SRI LANKA: Mr Kofi Annan, the United Nations' secretary-general, yesterday appealed for unity between Sri Lanka's government and Tamil Tiger separatists, amid rising tensions over the control of aid to tsunami-ravaged parts of the island.
Mr Annan finished his tour of Sri Lanka at the weekend but, under government advice, did not visit Tamil Tiger-controlled territory in the island's devastated north and east coasts.
"The world wants to help Sri Lanka in the task to recover and rebuild," Mr Annan told reporters in the capital, Colombo.
"I hope that Sri Lanka will use the support and the goodwill, not only to recover from this tragedy but as an opportunity to unite to work for peace."

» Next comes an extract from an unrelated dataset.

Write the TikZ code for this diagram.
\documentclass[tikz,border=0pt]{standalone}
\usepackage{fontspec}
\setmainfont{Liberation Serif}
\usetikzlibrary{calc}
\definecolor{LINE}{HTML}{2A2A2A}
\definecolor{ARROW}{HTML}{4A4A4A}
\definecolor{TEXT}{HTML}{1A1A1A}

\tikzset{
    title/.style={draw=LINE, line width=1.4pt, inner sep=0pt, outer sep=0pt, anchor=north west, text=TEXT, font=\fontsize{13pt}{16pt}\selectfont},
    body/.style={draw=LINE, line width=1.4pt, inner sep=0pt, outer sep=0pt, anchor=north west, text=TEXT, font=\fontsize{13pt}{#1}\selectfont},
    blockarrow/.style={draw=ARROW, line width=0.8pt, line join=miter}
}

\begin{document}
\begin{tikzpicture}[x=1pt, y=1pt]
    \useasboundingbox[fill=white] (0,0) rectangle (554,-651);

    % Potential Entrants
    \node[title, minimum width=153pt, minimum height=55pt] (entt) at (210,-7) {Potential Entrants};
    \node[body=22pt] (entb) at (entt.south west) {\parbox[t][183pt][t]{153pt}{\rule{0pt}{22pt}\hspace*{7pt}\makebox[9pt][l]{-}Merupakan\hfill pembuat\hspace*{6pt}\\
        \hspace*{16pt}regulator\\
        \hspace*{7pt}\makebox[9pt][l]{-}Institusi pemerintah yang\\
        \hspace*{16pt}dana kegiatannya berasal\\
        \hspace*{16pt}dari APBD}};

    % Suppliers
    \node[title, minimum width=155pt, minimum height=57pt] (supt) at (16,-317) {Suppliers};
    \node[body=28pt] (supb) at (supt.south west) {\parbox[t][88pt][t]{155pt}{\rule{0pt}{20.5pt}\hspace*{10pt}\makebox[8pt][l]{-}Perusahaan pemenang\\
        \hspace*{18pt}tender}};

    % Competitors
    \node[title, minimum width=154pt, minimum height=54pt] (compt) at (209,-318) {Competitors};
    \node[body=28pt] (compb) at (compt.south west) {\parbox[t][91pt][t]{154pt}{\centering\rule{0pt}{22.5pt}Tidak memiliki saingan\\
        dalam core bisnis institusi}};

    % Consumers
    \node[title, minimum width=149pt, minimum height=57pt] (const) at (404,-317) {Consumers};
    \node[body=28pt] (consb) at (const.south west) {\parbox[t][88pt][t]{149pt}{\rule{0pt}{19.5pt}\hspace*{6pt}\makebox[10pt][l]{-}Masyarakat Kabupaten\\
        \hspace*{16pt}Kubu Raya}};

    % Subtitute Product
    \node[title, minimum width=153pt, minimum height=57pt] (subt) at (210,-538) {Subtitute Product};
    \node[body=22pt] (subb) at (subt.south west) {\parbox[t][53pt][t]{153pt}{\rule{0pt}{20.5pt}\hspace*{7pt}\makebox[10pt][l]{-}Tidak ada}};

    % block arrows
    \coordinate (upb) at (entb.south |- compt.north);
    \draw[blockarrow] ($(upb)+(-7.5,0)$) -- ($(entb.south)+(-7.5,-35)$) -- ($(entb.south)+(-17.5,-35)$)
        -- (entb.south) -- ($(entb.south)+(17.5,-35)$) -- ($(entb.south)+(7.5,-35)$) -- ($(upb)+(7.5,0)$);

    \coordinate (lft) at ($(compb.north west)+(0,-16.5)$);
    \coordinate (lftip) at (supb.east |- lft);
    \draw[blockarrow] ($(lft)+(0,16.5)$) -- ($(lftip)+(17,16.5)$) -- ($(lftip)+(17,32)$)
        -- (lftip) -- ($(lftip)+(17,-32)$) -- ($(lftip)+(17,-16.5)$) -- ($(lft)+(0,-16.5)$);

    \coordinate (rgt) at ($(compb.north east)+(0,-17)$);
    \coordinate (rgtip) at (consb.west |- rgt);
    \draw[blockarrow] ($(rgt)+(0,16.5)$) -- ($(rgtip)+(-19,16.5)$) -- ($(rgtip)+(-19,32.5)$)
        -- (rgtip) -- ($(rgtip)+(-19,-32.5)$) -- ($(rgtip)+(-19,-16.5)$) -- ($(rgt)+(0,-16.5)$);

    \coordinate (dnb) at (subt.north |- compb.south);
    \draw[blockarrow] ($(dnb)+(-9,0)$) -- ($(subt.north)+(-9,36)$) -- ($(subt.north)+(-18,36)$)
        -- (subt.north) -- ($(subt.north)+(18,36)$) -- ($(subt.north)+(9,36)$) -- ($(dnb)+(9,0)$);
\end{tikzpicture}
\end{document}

Mr Annan's itinerary was controlled by the government but he said he hoped to return and "visit all parts of the country". He stressed that the UN did not want to take sides in Sri Lanka's ethnic conflict, which has claimed more than 64,000 lives over two decades of civil war. The government and the Tamil Tigers are not at war, and a three-year-old Norwegian-brokered ceasefire remains intact.
But both sides are engaging in an escalating propaganda campaign that is complicating relief efforts on the island.

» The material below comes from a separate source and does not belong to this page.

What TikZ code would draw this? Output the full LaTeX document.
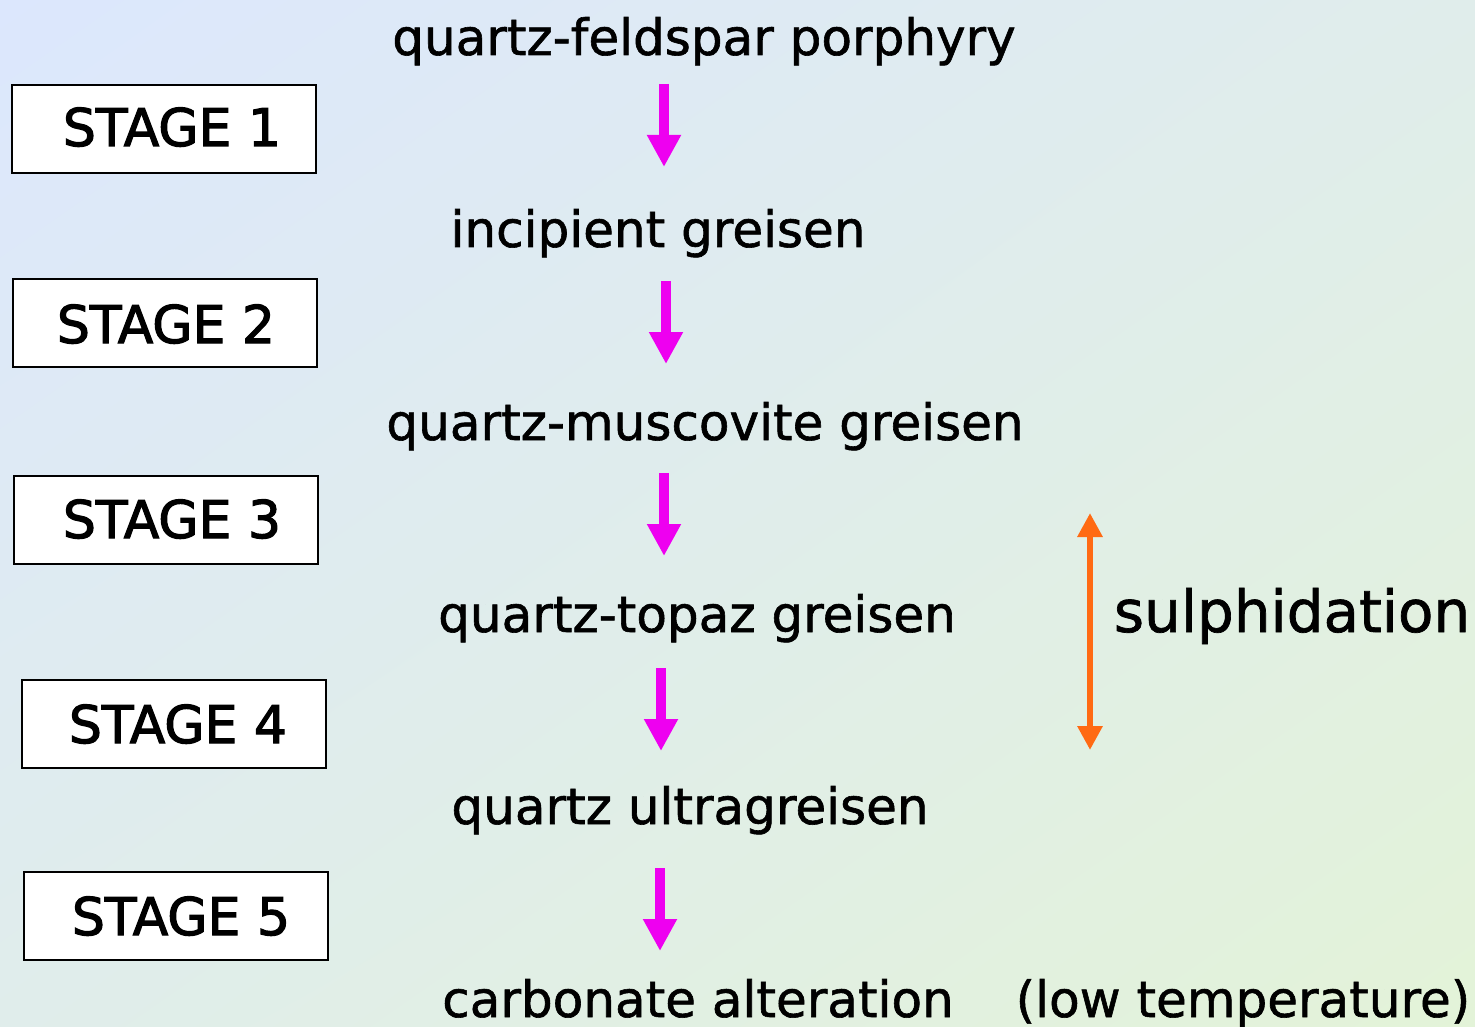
\documentclass[tikz,border=0pt]{standalone}
\usepackage{fontspec}
\setmainfont{DejaVu Sans}[FakeBold=1]
\newfontfamily\stagefont{DejaVu Sans}[FakeBold=2.2]
\newfontfamily\minfont{DejaVu Sans}[FakeBold=1.2]
\usetikzlibrary{arrows.meta,shadings}
\definecolor{bgTL}{HTML}{DCE7FD}
\definecolor{bgBR}{HTML}{E3F3D8}
\definecolor{bgMid}{HTML}{E0EDEB}
\definecolor{magarrow}{RGB}{238,0,240}
\definecolor{orgarrow}{RGB}{255,106,19}
\begin{document}
\begin{tikzpicture}[x=1pt,y=-1pt,
  stagebox/.style={draw=black,line width=2pt,fill=white,minimum width=304pt,minimum height=88pt,anchor=north west,inner sep=0pt},
  stagetxt/.style={font=\stagefont\fontsize{52}{60}\selectfont,anchor=base,inner sep=0pt},
  mintxt/.style={font=\minfont\fontsize{50}{60}\selectfont,anchor=base,inner sep=0pt},
  stepflow/.style={draw=magarrow,line width=10pt,-{Triangle[width=32pt,length=32pt]}},
  sulphflow/.style={draw=orgarrow,line width=6pt,{Triangle[width=24pt,length=24pt]}-{Triangle[width=24pt,length=24pt]}}]
\shade[upper left=bgTL,lower right=bgBR,upper right=bgMid,lower left=bgMid] (0,0) rectangle (1475,1027);
\useasboundingbox (0,0) rectangle (1475,1027);
% stage boxes
\node[stagebox] (b1) at (11,84) {};
\node[stagebox] (b2) at (12,278) {};
\node[stagebox] (b3) at (13,475) {};
\node[stagebox] (b4) at (21,679) {};
\node[stagebox] (b5) at (23,871) {};
\node[stagetxt] (s1) at (172,146) {STAGE 1};
\node[stagetxt] (s2) at (166,343) {STAGE 2};
\node[stagetxt] (s3) at (172,538) {STAGE 3};
\node[stagetxt] (s4) at (178,743) {STAGE 4};
\node[stagetxt] (s5) at (181,935) {STAGE 5};
% mineral texts
\node[mintxt] (m1) at (704,55) {quartz-feldspar porphyry};
\node[mintxt] (m2) at (658,247) {incipient greisen};
\node[mintxt] (m3) at (705,440) {quartz-muscovite greisen};
\node[mintxt] (m4) at (697,632) {quartz-topaz greisen};
\node[mintxt] (m5) at (690,824) {quartz ultragreisen};
\node[mintxt] (m6) at (698,1017) {carbonate alteration};
\node[mintxt] (lt) at (1243,1017) {(low temperature)};
\node[font=\minfont\fontsize{58}{66}\selectfont,anchor=base,inner sep=0pt] (sul) at (1292,632) {sulphidation};
% arrow coordinates
\coordinate (a1s) at (664,84);  \coordinate (a1e) at (664,167);
\coordinate (a2s) at (666,281); \coordinate (a2e) at (666,364);
\coordinate (a3s) at (664,473); \coordinate (a3e) at (664,556);
\coordinate (a4s) at (661,668); \coordinate (a4e) at (661,751);
\coordinate (a5s) at (660,868); \coordinate (a5e) at (660,951);
\draw[stepflow] (a1s) -- (a1e);
\draw[stepflow] (a2s) -- (a2e);
\draw[stepflow] (a3s) -- (a3e);
\draw[stepflow] (a4s) -- (a4e);
\draw[stepflow] (a5s) -- (a5e);
\coordinate (o1) at (1090,513); \coordinate (o2) at (1090,750);
\draw[sulphflow] (o1) -- (o2);
\end{tikzpicture}
\end{document}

Mr Annan's inability to visit devastated areas in Tiger territory has highlighted the increasingly sensitive issue of who controls the aid promised for Sri Lanka. The government believes it should direct and manage aid across the whole island.
The Tigers, who are considered a terrorist organisation by the US, the UK and neighbouring power India, are unlikely to receive direct foreign aid. But aid groups active in Tiger-controlled territory say the group has put its military discipline to good use in co-ordinating emergency relief.

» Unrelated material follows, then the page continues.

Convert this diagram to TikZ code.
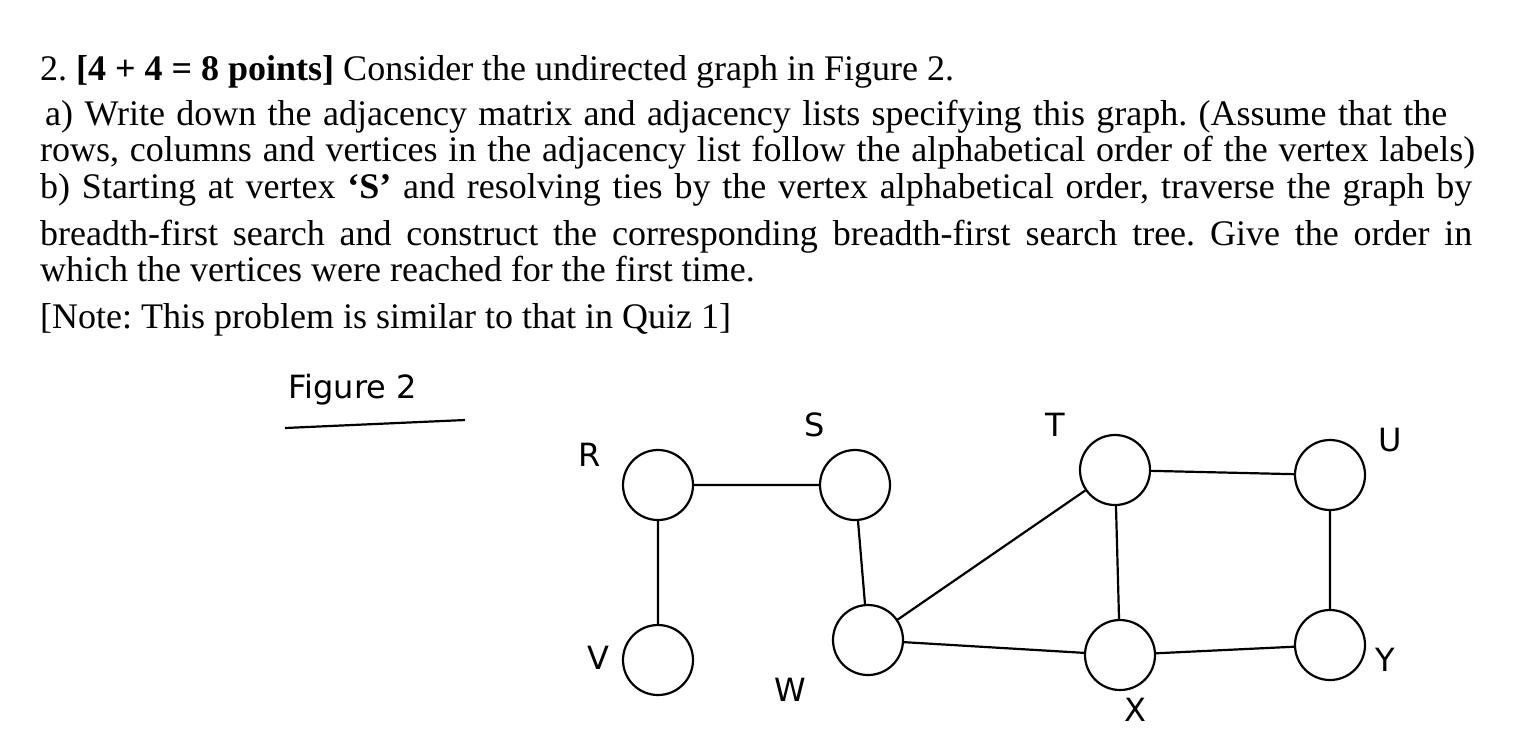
\documentclass[tikz,border=0pt]{standalone}
\usepackage{fontspec}
\setmainfont{Liberation Serif}
\newfontfamily\hand{DejaVu Sans}
\frenchspacing
\begin{document}
\begin{tikzpicture}[x=1pt,y=-1pt,
  txt/.style={anchor=base west,inner sep=0pt,font=\fontsize{36}{40}\selectfont},
  vtx/.style={circle,draw,line width=2.2pt,minimum size=70pt,inner sep=0pt},
  lab/.style={font=\hand\fontsize{32}{36}\selectfont},
  edge/.style={line width=2.2pt}]
\useasboundingbox (0,0) rectangle (1538,748);
\node[txt] (l1) at (40,80) {2. \textbf{[4 + 4 = 8 points]} Consider the undirected graph in Figure 2.};
\node[txt] (l2) at (45,125) {\makebox[1402pt][s]{a) Write down the adjacency matrix and adjacency lists specifying this graph. (Assume that the}};
\node[txt] (l3) at (40,161) {\makebox[1435pt][s]{rows, columns and vertices in the adjacency list follow the alphabetical order of the vertex labels)}};
\node[txt] (l4) at (40,198) {\makebox[1432pt][s]{b) Starting at vertex \textbf{‘S’} and resolving ties by the vertex alphabetical order, traverse the graph by}};
\node[txt] (l5) at (40,245) {\makebox[1432pt][s]{breadth-first search and construct the corresponding breadth-first search tree. Give the order in}};
\node[txt] (l6) at (40,281) {which the vertices were reached for the first time.};
\node[txt] (l7) at (40,328) {[Note: This problem is similar to that in Quiz 1]};
\node[lab,anchor=base west] (fig) at (285,398) {Figure 2};
\draw[edge] (285,428) -- (465,420);
\node[vtx] (R) at (658,485) {};
\node[vtx] (S) at (855,485) {};
\node[vtx] (T) at (1115,470) {};
\node[vtx] (U) at (1330,475) {};
\node[vtx] (V) at (658,660) {};
\node[vtx] (W) at (868,640) {};
\node[vtx] (X) at (1120,655) {};
\node[vtx] (Y) at (1330,645) {};
\node[lab] (lR) at (590,455) {R};
\node[lab] (lS) at (815,425) {S};
\node[lab] (lT) at (1055,425) {T};
\node[lab] (lU) at (1390,440) {U};
\node[lab] (lV) at (598,658) {V};
\node[lab] (lW) at (790,690) {W};
\node[lab] (lX) at (1135,710) {X};
\node[lab] (lY) at (1385,660) {Y};
\draw[edge] (R)--(S) (R)--(V) (S)--(W) (W)--(T) (W)--(X) (T)--(U) (T)--(X) (U)--(Y) (X)--(Y);
\end{tikzpicture}
\end{document}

Political analysts say the Tigers are keen to demonstrate their self-reliance as the recovery effort gets under way. But at the weekend, the group also warned of "serious consequences" if government troops were not withdrawn from Tamil refugee camps.
Meanwhile, the United Nations Children's Fund (Unicef) has become the first international agency to be allowed to treat tsunami victims in India in spite of a refusal by New Delhi to accept foreign humanitarian relief.
UN doctors were flown to one of the worst-hit islands of the Andaman and Nicobar archipelago in the Bay of Bengal last Wednesday, nearly two weeks after the tragedy, as the islands' political leadership continued to insist on restrictions on foreign aid groups.
India has refused permission to Oxfam, Medecins sans Frontieres and other non-government organisations to travel to the more remote, sparsely-inhabited islands, arguing it does not require outside help. An official in Port Blair, the administrative centre of the Andaman and Nicobars, confirmed the UN agency's involvement. But the official said: "Unicef's on a different footing - we do not regard it as an NGO. It is a stakeholder with us [in India]."